The rest of our orientation was less glamorous. We transferred to our apartments a few days later, and began adjusting to everyday life in Jordan. Much of this has been no different than adjusting to any new city, whether San Jose or Beijing. But as I began trying to fit into normal Jordanian life, I couldn’t stop recalling my very first
experience upon getting off the airplane.
Those of us who had identified one another as fellow study abroad students while on the flight shared a momentary bout of panic as we attempted to navigate the Customs signposts which were written entirely in Arabic. We debated as to which line we belonged in as we each compared our interpretations of the various signs. Eventually we chose a line on the far right of the room filled by distinctively Western-looking businesspeople. We managed to come to a consensus that the line was labeled either “Investors” or “Foreigners” (I personally had thought it translated as “sandwiches”). In retrospect, our decision making process was something of a social experiment because what it ultimately boiled down to was: Follow the other white people.
Since being faced with solving the usual start-of-term problems at the University of Jordan ( e.g. where are my classes? how do I drop one? how do I drop two? how do I drop out completely without telling my parents? et cetera) I have had to make a conscious effort to find answers for myself rather than taking this same “easy” way out. In most casestrategy of seeking assistance from the local population has cost considerably more time and effort than simply sticking to the familiar. But consequently I feel much more at home at the University of Jordan – an institution serving over 35,000 students, the vast majority of whom are Jordanian – than do many of my peers.

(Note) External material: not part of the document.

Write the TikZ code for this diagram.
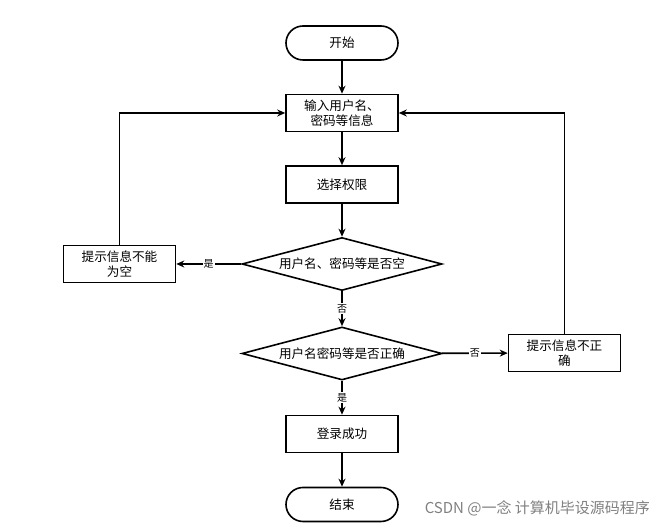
\documentclass[tikz,border=0pt]{standalone}
\usepackage{fontspec}
\setmainfont{Noto Sans CJK SC}
\usetikzlibrary{shapes.geometric,arrows.meta}
\begin{document}
\begin{tikzpicture}[x=0.5pt,y=-0.5pt,
  every node/.style={font=\fontsize{6.3}{7.6}\selectfont},
  box/.style={draw,thick,minimum width=56pt,minimum height=18.5pt,align=center,inner sep=1pt},
  term/.style={draw,thick,rounded corners=8.5pt,minimum width=56pt,minimum height=17pt},
  dia/.style={draw,thick,diamond,aspect=3.85,minimum width=100pt,minimum height=26.5pt,inner sep=0pt},
  arr/.style={thick,-{Stealth[length=4pt,width=3.5pt]}},
  lab/.style={fill=white,inner sep=0.5pt,font=\fontsize{5}{6}\selectfont}]
\useasboundingbox (0,0) rectangle (671,528);
\node[term] (start) at (342,43) {开始};
\node[box] (input) at (342,113) {输入用户名、\\密码等信息};
\node[box] (perm) at (342,184.5) {选择权限};
\node[dia] (d1) at (342,264) {用户名、密码等是否空};
\node[box] (empty) at (119.5,264) {提示信息不能\\为空};
\node[dia] (d2) at (342,353.5) {用户名密码等是否正确};
\node[box] (wrong) at (564.5,353) {提示信息不正\\确};
\node[box] (ok) at (342,434) {登录成功};
\node[term] (end) at (342,504.5) {结束};
\coordinate (lc) at (119.5,113);
\coordinate (rc) at (564.5,113);
\draw[arr] (start) -- (input);
\draw[arr] (input) -- (perm);
\draw[arr] (perm) -- (d1);
\draw[arr] (d1) -- node[lab]{是} (empty);
\draw[arr] (d1) -- node[lab]{否} (d2);
\draw[arr] (d2) -- node[lab]{否} (wrong);
\draw[arr] (d2) -- node[lab]{是} (ok);
\draw[arr] (ok) -- (end);
\draw[arr] (empty.north) -- (lc) -- (input.west);
\draw[arr] (wrong.north) -- (rc) -- (input.east);
\node[anchor=east,text=gray,font=\fontsize{7.5}{9}\selectfont] (wm) at (657,508) {CSDN @一念 计算机毕设源码程序};
\end{tikzpicture}
\end{document}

The downside of this strategy is that acquiring this insider knowledge often comes at the price of looking extraordinarily stupid.A few days after arriving in Amman, I popped into a small shwerma restaurant (shwerma, by the way, is something like the Arab equivalent of a philly-cheese-steak sandwich) and stood to the side observing how
the method of ordering was supposed to proceed. After watching for nearly fifteen minutes from the corner of this restaurant – which, mind you, is no larger than a Campisi dorm room and packed with twenty or so people – I concluded that the man who worked out the process of ordering must be the same guy who organized the New York Stock Exchange. That is, the idea appeared to be to yell angrily at no one in particular while brandishing small slips of paper in the air. Unfortunately, how anyone was able to procure food out of that system was as much of a mystery to
me as is how anyone manages to procure money from the New York Stock Exchange. I waited another ten minutes, drawing more and more attention to myself as that creepy foreign guy just standing in the corner, before I tried my hand (a pretty pathetic hand) at some broken Arabic. I did my best to ask an employee-ish-looking man where to order. “Bis hatef” he answered curtly – “phone orders only.”
And so I came to realize that living abroad is mostly a matter of accepting ones regression into idiocy. One must accept that there is no way to know anything without going through the painful process of learning it. One has to take the subordinate role in many situations where, back home, assertive leadership would be quite easy. Ordering food is a good example. At home, I tell the employee what I want to eat, and how I want it. But here, ordering a meal is almost always a question
–Can I order this here? Do I pay for this here? Did you just say this is goat kidney?–and the usefulness of the response is determined entirely by the mercy of the employee. At home I am accustomed to having a pretty good idea of what, why and how things are supposed to be done. But here, attempting to shimmy oneself into that pose of comfort, without first experiencing the seldom easy and often awkward process of learning, is simply impossible.